Somewhat confusingly, Visual Studio offers two ways to create an ASP.NET-powered web application:
• Project-based development: When you create a web project, Visual Studio
generates a .csproj project file (assuming you’re coding in C#) that records the files
in your project and stores a few debugging settings. When you run a web project,
Visual Studio compiles all your code into a single assembly before launching your
web browser.
• Projectless development: An alternate approach is to create a simple website
without any project file. In this case, Visual Studio assumes that every file in the
website directory (and its subdirectories) is part of your web application. In this
scenario, Visual Studio doesn’t need to precompile your code. Instead, ASP.NET
compiles your website the first time you request a page. (Of course, you can use
precompilation to remove the first-request overhead for a deployed web
application. Chapter 18 explains how.)
The first .NET version of Visual Studio used the project model. Visual Studio 2005 removed the
project model in favor of projectless development.
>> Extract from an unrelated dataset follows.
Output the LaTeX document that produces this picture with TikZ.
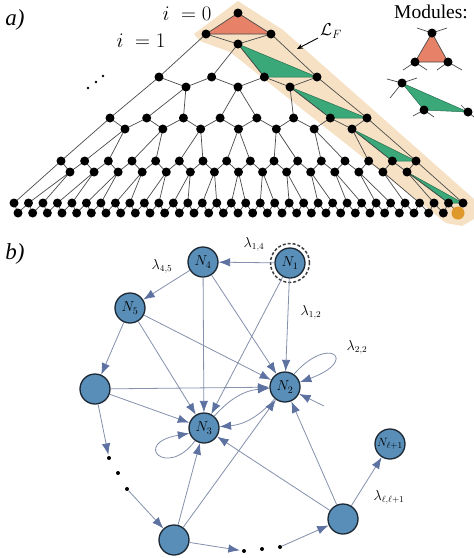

However, a small but significant group of developers
revolted. Realizing that there were specific scenarios that worked better with project-based
development, Microsoft released a download that added the project feature back to Visual Studio 2005.
Now, both options are supported in Visual Studio 2010.
In this chapter, you’ll begin by creating the standard projectless website, which is the simpler, more
streamlined approach. Later in this chapter, you’ll learn what scenarios work better with project-based
development, and you’ll see how to create web projects.